* Begin *

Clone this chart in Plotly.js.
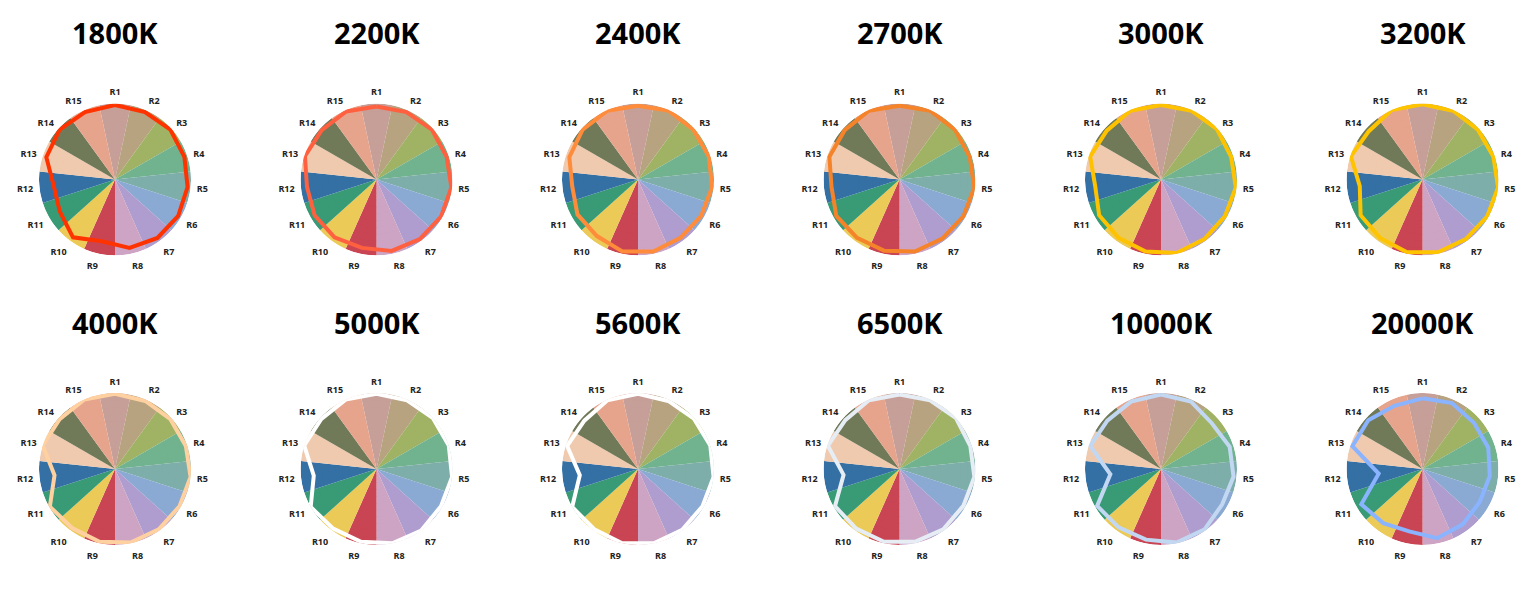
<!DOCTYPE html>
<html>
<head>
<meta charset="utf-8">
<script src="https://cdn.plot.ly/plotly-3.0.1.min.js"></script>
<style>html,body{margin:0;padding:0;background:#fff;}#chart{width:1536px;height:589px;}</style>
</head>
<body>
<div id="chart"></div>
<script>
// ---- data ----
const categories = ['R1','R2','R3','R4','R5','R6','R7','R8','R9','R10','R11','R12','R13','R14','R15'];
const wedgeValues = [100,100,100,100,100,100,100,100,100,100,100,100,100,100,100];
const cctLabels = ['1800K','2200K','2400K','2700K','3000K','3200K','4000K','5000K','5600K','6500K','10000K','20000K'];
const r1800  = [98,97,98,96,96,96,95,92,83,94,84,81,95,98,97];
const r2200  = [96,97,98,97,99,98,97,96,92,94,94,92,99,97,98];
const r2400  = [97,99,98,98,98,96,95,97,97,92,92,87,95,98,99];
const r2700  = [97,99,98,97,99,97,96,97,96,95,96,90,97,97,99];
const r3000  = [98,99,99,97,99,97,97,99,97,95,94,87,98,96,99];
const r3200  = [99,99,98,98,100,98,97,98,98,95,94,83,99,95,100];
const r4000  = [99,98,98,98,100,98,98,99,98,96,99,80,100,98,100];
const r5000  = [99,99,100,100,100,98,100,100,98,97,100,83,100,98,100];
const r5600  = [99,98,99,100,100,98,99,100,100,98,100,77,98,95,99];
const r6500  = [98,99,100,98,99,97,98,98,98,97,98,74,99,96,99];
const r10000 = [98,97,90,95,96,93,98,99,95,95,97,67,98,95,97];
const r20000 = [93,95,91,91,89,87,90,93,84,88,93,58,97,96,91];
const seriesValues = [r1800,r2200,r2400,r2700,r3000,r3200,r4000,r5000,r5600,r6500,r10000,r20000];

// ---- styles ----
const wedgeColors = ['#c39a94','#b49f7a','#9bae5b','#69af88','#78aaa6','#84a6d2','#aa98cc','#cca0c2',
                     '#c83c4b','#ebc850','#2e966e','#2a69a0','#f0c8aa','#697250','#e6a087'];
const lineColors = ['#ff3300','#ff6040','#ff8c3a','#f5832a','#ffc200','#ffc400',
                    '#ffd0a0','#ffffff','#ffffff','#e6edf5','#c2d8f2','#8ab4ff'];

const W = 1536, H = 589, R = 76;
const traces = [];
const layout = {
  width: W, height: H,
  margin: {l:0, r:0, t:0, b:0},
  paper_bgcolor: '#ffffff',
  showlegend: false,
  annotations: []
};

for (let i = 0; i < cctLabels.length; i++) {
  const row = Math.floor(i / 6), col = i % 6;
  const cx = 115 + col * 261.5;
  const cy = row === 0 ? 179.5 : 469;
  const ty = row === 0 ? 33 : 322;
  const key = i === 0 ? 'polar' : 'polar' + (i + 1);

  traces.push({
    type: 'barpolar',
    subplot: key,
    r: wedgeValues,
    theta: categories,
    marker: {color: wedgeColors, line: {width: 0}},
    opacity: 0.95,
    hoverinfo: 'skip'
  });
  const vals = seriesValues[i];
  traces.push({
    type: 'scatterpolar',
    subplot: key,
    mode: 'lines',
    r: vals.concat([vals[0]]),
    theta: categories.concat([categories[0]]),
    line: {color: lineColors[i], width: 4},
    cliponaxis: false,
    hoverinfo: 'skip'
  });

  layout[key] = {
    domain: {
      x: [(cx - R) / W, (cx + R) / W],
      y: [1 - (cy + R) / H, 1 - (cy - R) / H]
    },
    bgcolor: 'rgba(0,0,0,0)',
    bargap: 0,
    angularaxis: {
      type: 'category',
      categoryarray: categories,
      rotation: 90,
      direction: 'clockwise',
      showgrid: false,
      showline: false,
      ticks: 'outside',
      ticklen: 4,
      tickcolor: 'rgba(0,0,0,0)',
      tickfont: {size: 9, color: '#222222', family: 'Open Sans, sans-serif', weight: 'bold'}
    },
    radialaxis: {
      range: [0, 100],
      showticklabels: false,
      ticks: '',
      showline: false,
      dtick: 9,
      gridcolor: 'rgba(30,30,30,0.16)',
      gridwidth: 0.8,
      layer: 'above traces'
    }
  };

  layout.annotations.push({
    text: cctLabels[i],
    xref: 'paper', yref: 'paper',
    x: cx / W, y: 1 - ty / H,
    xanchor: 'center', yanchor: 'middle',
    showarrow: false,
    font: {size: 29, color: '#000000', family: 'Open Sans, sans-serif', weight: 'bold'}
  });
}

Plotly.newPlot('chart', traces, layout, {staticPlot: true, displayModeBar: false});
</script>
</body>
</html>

* End *
* Begin *

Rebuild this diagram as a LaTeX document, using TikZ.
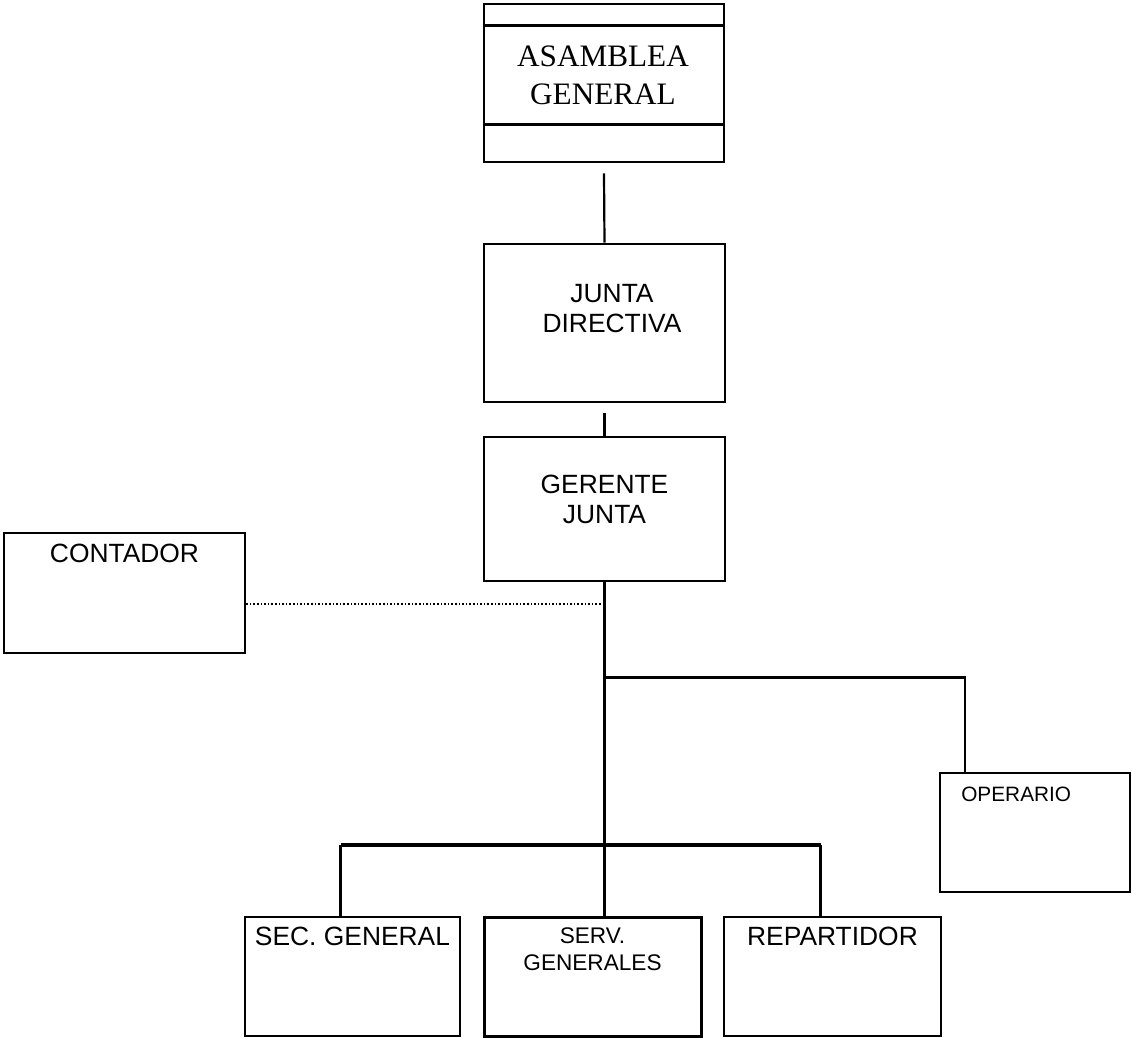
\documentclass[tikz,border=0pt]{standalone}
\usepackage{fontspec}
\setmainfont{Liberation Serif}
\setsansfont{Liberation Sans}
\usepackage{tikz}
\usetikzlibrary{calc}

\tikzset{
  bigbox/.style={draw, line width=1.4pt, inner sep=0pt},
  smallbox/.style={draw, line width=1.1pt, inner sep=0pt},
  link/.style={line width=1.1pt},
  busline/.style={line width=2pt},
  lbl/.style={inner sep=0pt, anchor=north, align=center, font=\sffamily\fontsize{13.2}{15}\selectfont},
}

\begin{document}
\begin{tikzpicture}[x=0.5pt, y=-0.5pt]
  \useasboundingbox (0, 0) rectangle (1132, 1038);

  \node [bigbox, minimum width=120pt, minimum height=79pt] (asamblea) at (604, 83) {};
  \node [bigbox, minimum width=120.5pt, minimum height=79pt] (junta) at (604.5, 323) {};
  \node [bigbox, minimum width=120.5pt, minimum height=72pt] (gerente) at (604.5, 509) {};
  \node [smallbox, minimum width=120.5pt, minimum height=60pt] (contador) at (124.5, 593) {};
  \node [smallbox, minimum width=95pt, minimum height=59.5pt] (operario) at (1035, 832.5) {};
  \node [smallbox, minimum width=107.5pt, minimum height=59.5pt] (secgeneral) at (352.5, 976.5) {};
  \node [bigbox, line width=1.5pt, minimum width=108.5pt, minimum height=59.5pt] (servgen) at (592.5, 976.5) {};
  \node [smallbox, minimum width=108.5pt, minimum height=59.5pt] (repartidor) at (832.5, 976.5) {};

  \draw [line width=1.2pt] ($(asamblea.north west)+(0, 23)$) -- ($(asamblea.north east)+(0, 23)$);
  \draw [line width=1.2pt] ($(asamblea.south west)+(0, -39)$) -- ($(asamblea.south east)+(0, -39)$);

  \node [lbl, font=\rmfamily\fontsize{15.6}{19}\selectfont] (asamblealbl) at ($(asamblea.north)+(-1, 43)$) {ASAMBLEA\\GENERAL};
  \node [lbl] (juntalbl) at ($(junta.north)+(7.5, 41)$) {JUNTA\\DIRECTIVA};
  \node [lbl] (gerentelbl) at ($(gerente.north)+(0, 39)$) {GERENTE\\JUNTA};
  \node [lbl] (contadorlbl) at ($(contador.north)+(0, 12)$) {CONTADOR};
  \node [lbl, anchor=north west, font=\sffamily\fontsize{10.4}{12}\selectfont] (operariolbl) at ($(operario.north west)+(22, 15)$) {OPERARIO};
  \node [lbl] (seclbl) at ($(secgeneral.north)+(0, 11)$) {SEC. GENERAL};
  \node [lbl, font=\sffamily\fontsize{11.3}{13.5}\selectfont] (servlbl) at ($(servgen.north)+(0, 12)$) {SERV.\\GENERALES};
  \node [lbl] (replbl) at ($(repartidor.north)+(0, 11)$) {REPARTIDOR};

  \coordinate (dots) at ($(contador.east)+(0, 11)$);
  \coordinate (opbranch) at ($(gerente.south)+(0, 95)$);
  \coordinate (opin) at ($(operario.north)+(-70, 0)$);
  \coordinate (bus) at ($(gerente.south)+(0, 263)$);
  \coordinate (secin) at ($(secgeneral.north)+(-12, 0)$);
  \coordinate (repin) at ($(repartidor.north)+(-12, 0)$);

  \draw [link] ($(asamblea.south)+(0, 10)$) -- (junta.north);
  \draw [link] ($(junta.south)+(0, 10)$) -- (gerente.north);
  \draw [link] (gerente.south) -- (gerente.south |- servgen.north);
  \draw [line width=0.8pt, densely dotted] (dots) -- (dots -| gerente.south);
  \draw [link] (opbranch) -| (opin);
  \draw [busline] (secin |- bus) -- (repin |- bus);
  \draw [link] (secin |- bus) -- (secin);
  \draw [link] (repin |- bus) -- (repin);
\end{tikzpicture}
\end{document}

* End *

= GIVEN TASK =
Find the word "chart" in the data and show each line that holds it.

= EXPECTED ANSWER =
Clone this chart in Plotly.js.
<style>html,body{margin:0;padding:0;background:#fff;}#chart{width:1536px;height:589px;}</style>
<div id="chart"></div>
Plotly.newPlot('chart', traces, layout, {staticPlot: true, displayModeBar: false});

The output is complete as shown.